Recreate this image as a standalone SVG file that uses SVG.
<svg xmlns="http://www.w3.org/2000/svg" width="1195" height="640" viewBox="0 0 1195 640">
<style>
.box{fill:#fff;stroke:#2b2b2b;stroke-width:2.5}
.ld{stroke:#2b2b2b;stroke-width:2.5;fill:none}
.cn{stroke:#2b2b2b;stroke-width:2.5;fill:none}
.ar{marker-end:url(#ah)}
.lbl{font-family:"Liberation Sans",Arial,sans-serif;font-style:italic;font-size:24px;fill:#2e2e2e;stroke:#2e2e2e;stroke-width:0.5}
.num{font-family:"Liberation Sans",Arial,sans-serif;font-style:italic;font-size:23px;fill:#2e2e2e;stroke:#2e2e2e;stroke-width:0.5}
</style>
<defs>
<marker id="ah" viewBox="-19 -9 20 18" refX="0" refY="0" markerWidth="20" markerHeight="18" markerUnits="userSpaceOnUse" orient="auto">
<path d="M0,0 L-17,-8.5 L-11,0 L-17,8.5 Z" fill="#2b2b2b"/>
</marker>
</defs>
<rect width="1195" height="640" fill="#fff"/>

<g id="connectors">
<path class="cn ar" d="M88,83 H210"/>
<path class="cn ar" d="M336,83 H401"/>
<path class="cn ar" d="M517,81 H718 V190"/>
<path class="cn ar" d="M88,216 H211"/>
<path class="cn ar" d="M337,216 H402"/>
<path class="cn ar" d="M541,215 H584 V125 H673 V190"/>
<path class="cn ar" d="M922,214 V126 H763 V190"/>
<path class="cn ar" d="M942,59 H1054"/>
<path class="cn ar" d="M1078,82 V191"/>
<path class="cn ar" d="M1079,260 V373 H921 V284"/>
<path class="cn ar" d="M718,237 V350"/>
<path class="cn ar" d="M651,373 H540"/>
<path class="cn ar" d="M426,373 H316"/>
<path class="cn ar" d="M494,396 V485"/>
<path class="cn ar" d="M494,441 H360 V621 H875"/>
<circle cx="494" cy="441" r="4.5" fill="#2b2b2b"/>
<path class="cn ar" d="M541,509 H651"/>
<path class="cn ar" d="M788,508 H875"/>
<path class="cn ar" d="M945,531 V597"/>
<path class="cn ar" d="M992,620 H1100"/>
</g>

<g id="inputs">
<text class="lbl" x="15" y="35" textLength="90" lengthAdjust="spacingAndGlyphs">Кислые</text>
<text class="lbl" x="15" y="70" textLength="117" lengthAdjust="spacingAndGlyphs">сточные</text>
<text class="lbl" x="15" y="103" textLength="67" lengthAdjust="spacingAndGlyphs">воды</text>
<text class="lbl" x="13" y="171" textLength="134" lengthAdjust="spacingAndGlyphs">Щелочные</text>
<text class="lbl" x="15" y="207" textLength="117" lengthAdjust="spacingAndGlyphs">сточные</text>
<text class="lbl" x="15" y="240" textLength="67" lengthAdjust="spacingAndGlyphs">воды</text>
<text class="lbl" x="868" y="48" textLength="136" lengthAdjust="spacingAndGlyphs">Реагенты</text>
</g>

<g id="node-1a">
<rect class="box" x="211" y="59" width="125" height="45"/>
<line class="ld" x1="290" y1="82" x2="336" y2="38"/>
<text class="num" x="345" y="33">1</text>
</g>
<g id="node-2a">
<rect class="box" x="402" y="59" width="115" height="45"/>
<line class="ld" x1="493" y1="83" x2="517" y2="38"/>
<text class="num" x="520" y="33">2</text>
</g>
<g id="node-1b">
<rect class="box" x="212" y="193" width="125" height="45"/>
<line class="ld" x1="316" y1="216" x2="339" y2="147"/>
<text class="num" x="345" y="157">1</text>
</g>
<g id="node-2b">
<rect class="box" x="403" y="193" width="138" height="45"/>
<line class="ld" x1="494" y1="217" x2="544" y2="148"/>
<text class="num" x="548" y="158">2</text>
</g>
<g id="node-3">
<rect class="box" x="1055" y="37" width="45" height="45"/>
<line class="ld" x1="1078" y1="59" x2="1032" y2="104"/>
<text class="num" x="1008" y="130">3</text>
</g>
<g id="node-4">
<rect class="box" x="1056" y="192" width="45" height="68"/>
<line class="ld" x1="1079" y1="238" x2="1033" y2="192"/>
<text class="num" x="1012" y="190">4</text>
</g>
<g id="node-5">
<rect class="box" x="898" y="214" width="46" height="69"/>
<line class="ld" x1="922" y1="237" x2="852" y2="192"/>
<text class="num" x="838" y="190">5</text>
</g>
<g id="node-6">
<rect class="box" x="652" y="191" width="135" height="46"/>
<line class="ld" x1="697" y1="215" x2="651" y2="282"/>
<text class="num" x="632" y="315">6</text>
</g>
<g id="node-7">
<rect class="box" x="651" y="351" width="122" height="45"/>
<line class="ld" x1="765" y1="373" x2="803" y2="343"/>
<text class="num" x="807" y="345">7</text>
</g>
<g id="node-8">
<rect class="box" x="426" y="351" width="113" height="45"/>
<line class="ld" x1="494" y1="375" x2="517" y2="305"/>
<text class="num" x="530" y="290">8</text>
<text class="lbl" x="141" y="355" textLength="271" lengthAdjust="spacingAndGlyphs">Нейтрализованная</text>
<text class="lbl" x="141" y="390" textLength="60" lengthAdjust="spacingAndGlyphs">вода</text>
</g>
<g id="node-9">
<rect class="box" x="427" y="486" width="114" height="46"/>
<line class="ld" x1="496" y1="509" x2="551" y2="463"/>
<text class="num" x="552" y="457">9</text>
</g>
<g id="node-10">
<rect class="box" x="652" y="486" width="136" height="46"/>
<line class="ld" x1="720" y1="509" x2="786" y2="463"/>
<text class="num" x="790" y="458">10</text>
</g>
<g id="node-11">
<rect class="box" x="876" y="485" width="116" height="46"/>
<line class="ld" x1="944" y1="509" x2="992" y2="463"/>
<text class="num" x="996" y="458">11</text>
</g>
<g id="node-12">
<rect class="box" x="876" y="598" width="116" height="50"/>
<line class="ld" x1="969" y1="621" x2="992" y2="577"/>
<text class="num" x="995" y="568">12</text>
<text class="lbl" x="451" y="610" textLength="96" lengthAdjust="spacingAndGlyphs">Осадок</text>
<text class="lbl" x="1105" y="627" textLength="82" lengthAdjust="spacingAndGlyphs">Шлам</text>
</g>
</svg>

* * * * * * *

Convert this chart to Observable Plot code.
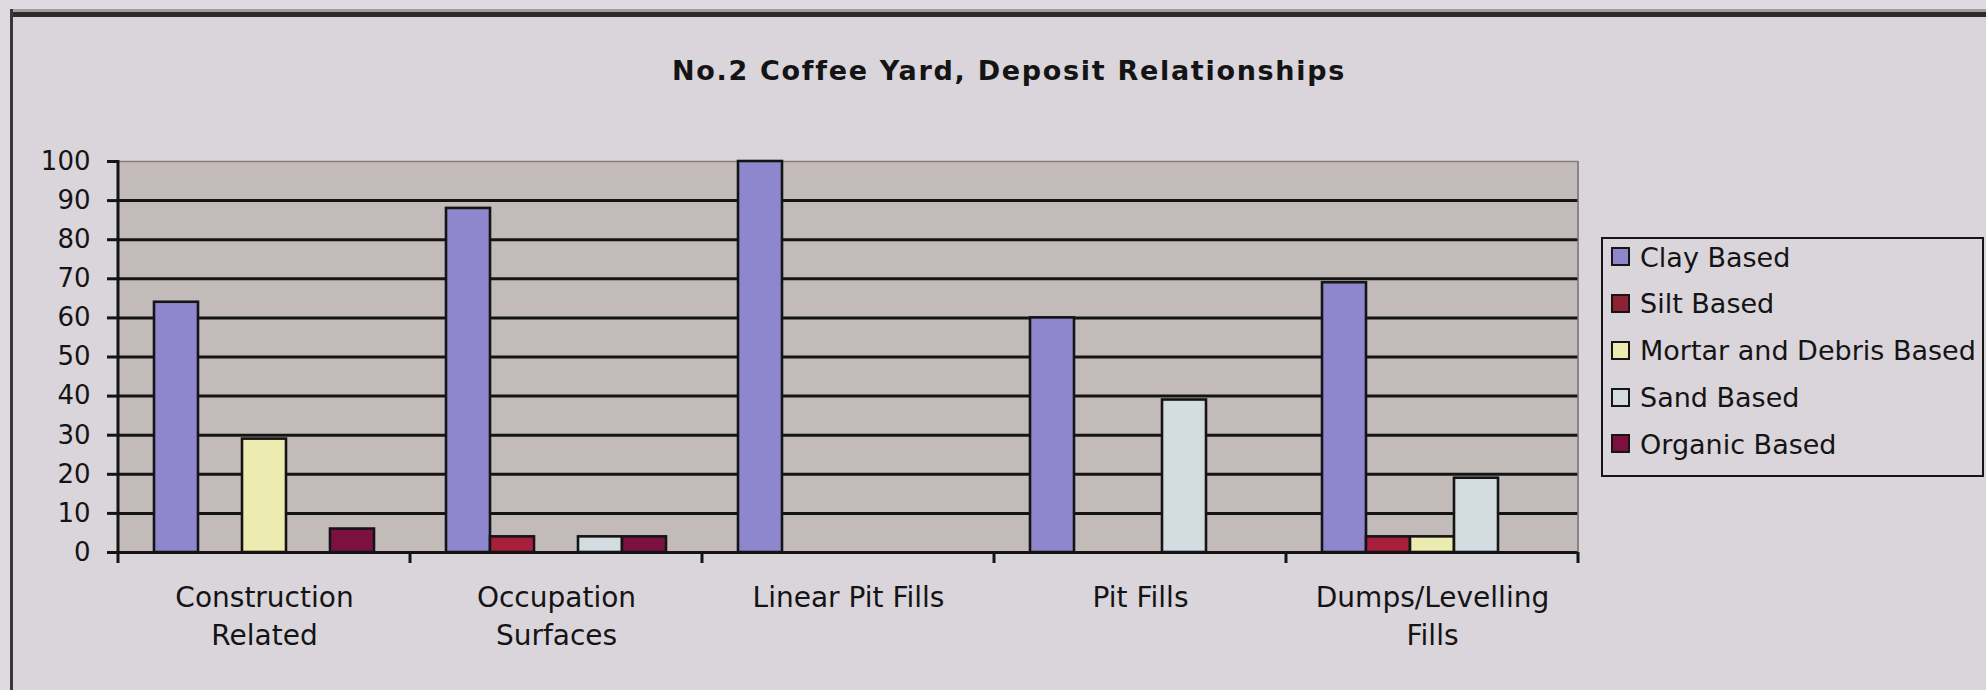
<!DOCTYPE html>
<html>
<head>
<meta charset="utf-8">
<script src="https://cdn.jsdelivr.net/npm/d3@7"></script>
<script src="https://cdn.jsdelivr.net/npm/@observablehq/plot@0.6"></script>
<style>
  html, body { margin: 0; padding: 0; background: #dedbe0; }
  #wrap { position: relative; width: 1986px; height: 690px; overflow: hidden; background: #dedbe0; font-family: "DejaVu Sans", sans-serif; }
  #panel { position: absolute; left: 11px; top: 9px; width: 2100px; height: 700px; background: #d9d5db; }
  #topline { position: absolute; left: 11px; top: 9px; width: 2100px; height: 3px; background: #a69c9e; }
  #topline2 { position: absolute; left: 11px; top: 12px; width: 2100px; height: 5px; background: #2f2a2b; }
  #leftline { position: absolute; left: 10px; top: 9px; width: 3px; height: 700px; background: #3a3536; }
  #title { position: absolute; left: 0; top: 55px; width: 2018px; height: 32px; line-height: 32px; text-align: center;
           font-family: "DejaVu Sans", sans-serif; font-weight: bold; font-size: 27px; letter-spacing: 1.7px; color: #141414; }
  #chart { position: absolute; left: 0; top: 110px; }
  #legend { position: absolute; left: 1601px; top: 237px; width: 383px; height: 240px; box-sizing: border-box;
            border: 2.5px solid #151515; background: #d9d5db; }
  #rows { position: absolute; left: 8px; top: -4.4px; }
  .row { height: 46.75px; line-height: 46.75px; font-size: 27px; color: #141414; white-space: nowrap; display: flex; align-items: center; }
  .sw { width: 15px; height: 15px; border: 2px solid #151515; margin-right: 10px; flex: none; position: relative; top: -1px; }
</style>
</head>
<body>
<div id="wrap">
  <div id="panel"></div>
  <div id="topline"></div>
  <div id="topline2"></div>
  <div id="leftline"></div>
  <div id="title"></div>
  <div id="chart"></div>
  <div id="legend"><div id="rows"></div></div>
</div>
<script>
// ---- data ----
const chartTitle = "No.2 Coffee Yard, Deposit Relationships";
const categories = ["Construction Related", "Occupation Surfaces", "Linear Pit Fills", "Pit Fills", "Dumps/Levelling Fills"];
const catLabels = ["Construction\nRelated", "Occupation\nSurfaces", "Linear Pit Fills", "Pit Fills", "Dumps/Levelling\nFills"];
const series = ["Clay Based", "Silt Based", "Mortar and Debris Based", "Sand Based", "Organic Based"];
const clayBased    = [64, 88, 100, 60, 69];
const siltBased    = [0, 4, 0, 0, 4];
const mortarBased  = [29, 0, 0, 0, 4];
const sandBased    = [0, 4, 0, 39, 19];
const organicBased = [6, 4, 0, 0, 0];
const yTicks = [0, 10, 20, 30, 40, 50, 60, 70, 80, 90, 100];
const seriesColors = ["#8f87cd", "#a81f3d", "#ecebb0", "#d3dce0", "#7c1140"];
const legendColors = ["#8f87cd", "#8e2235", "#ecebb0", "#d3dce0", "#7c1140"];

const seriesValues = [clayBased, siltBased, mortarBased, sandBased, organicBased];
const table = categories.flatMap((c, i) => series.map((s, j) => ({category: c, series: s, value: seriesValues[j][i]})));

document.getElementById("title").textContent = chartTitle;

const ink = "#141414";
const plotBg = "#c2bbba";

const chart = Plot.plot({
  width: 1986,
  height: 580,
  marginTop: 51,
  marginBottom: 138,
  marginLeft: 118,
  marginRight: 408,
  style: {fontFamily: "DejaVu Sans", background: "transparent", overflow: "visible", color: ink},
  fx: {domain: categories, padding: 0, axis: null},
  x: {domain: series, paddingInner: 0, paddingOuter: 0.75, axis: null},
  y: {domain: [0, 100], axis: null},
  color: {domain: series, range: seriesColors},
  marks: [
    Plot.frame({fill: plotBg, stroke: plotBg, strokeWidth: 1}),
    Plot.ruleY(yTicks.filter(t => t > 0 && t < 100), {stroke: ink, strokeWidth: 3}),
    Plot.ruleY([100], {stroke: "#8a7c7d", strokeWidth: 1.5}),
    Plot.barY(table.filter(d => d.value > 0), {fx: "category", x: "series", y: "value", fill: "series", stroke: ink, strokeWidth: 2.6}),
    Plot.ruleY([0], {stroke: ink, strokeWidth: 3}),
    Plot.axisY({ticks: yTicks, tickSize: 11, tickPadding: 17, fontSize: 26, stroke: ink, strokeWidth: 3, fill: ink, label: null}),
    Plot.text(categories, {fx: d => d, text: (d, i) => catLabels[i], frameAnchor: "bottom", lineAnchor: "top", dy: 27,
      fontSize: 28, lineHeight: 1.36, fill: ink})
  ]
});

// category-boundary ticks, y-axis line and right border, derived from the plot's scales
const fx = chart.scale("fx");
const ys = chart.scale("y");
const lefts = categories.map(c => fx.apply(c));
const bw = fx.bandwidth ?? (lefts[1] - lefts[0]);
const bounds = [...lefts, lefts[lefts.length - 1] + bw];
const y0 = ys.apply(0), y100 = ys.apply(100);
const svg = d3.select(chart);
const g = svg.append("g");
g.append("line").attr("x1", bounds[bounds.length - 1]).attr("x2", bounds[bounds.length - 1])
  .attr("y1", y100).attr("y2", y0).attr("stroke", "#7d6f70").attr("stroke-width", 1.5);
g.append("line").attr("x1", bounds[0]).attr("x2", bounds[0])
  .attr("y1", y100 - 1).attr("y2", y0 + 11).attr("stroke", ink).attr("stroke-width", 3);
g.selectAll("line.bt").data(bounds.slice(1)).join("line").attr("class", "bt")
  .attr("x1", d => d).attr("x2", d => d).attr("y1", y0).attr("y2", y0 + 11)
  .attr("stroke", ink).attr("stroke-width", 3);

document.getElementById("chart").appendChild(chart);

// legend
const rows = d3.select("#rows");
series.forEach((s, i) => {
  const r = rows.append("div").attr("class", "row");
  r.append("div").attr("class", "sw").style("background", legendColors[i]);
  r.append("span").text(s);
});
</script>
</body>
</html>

* * * * * * *

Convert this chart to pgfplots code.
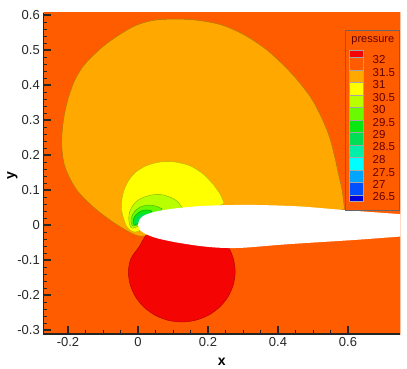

* * * * * * *

* **Problem description**
Tell how many lines of the material above hold "this", answering with a bare number.

* **Solution to the exercise**
3